Среди осужденных была бывшая королевская любовница мадам Дю Барри, обвиненная в соблюдении траура по казненному королю во время своего пребывания в Лондоне; генерал, «окруживший себя офицерами-аристократами и не допускавший в свой штаб ни одного доброго республиканца», хозяин гостиницы, который «подал защитникам страны кислое вино, вредное для здоровья»; заядлый картежник, оскорбивший патриотов во время спора, возникшего из-за карт; человек, который опрометчиво выкрикнул: «Да здравствует король!» — когда суд приговорил его к двенадцати годам заключения за другое преступление.
Толпы зевак наблюдали за казнями, ели, пили, держали пари об очередности, в которой будет обезглавлена каждая новая партия обреченных.
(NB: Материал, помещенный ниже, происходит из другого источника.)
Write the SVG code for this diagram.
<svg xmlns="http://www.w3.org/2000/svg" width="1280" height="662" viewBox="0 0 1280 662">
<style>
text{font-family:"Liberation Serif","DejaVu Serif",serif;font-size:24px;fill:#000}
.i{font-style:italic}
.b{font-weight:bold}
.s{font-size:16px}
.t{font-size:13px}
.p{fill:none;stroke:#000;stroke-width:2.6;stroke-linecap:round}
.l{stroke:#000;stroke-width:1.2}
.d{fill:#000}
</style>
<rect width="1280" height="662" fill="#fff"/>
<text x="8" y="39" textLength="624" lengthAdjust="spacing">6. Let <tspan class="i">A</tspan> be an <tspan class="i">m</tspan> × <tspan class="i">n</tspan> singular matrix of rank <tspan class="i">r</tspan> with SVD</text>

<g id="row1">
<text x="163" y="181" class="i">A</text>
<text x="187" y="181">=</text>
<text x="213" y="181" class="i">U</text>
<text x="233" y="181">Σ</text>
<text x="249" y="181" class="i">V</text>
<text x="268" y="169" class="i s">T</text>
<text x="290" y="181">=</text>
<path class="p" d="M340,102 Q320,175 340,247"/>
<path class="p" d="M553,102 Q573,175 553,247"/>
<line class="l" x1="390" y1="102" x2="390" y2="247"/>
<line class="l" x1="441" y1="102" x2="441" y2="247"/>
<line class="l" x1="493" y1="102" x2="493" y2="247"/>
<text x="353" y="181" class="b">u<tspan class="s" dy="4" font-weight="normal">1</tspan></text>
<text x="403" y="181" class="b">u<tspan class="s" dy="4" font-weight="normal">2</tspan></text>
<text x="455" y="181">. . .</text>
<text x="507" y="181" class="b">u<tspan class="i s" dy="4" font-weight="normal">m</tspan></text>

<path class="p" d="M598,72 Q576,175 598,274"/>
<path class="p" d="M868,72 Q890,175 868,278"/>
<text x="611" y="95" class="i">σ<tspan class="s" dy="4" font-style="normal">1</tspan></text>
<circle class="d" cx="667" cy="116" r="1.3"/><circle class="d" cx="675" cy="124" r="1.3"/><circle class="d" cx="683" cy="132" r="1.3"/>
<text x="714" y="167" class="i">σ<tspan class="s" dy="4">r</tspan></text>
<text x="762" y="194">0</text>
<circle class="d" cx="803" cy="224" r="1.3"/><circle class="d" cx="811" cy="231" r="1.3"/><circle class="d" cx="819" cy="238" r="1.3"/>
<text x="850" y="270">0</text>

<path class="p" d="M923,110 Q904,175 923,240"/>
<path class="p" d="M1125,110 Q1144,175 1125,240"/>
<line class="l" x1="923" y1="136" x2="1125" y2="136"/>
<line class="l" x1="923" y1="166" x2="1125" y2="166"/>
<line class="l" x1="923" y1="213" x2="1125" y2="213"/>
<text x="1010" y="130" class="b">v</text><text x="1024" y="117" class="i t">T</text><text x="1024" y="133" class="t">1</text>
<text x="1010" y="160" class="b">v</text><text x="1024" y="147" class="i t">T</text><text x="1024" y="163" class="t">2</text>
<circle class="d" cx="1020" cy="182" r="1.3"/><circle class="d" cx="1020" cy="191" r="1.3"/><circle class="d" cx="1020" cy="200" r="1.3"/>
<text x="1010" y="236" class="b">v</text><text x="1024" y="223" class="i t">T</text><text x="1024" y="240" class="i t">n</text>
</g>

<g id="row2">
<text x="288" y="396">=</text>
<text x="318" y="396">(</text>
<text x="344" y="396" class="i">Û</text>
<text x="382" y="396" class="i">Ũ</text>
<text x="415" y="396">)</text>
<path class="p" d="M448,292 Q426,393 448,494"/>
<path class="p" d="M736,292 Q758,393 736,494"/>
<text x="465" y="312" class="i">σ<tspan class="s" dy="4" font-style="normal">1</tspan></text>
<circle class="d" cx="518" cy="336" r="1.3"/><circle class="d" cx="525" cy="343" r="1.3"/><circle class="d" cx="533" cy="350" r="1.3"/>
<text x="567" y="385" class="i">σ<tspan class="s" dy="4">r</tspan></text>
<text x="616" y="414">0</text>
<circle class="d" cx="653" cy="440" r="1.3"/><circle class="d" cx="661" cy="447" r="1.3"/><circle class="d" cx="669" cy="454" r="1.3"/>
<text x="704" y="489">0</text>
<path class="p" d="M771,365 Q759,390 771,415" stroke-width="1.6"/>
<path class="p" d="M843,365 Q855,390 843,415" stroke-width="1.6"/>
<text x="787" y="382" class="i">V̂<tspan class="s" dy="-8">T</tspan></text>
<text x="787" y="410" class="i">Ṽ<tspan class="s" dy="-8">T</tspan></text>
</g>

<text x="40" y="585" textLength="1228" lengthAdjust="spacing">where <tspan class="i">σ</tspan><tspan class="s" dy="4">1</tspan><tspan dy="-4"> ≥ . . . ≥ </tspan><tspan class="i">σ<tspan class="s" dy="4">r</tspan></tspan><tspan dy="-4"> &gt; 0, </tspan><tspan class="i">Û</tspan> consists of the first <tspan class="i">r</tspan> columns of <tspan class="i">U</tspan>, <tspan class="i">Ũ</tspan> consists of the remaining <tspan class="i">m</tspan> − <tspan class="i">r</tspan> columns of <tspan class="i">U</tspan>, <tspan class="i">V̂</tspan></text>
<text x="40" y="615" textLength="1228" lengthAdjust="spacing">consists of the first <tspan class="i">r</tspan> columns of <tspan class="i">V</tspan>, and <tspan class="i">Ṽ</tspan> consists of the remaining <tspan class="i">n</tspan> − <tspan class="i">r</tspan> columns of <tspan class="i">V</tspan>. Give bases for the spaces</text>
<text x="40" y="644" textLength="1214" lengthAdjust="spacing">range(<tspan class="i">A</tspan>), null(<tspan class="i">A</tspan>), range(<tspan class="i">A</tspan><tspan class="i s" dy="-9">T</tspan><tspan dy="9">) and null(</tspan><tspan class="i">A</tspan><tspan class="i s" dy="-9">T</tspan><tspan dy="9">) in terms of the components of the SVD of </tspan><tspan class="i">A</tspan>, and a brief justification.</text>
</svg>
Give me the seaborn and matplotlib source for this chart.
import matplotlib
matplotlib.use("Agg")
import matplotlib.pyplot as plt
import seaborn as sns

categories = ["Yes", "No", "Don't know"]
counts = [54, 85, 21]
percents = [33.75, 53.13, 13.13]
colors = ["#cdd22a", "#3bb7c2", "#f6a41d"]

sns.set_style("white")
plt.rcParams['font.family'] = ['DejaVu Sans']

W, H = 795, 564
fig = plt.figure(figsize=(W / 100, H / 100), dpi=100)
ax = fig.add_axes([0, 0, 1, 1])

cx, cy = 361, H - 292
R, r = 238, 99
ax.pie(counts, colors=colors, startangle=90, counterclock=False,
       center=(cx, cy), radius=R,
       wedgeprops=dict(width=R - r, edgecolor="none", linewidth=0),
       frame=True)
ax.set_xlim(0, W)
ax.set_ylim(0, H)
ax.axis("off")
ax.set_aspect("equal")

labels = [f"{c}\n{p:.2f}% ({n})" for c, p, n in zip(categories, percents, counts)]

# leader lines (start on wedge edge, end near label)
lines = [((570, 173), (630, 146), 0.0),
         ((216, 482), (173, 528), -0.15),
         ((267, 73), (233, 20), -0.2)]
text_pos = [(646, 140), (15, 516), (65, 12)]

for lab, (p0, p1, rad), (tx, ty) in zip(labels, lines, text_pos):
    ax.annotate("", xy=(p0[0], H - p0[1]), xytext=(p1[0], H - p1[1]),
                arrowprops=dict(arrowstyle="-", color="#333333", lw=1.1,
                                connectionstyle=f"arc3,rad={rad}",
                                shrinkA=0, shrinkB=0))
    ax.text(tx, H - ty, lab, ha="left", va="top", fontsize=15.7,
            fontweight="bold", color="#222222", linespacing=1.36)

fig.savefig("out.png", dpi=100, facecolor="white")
По словам английского писателя Уильяма Хэзлитта, «предсмертные крики жертв смешивались с возгласами убийц и смехом улюлюкающих зевак. На эшафот поднимались целые семьи, чья единственная вина состояла в их взаимоотношениях: сестры осуждались на смерть за оплакивание погибших братьев, жены — за траур по мужу, невинные крестьянские девушки — за танцы с прусскими солдатами».
Гильотина на площади Революции работала в таком напряженном режиме, что проживавшие в ближайших окрестностях улицы Сент-Оноре — по иронии судьбы, дом Робеспьера тоже находился там — жаловались, что запах крови вредит их здоровью и понижает стоимость их недвижимости. За пределами Парижа дела обстояли еще хуже. «Казалось, что вся страна превратилась в сплошной очаг мятежа и насилия», — писал Хэзлитт.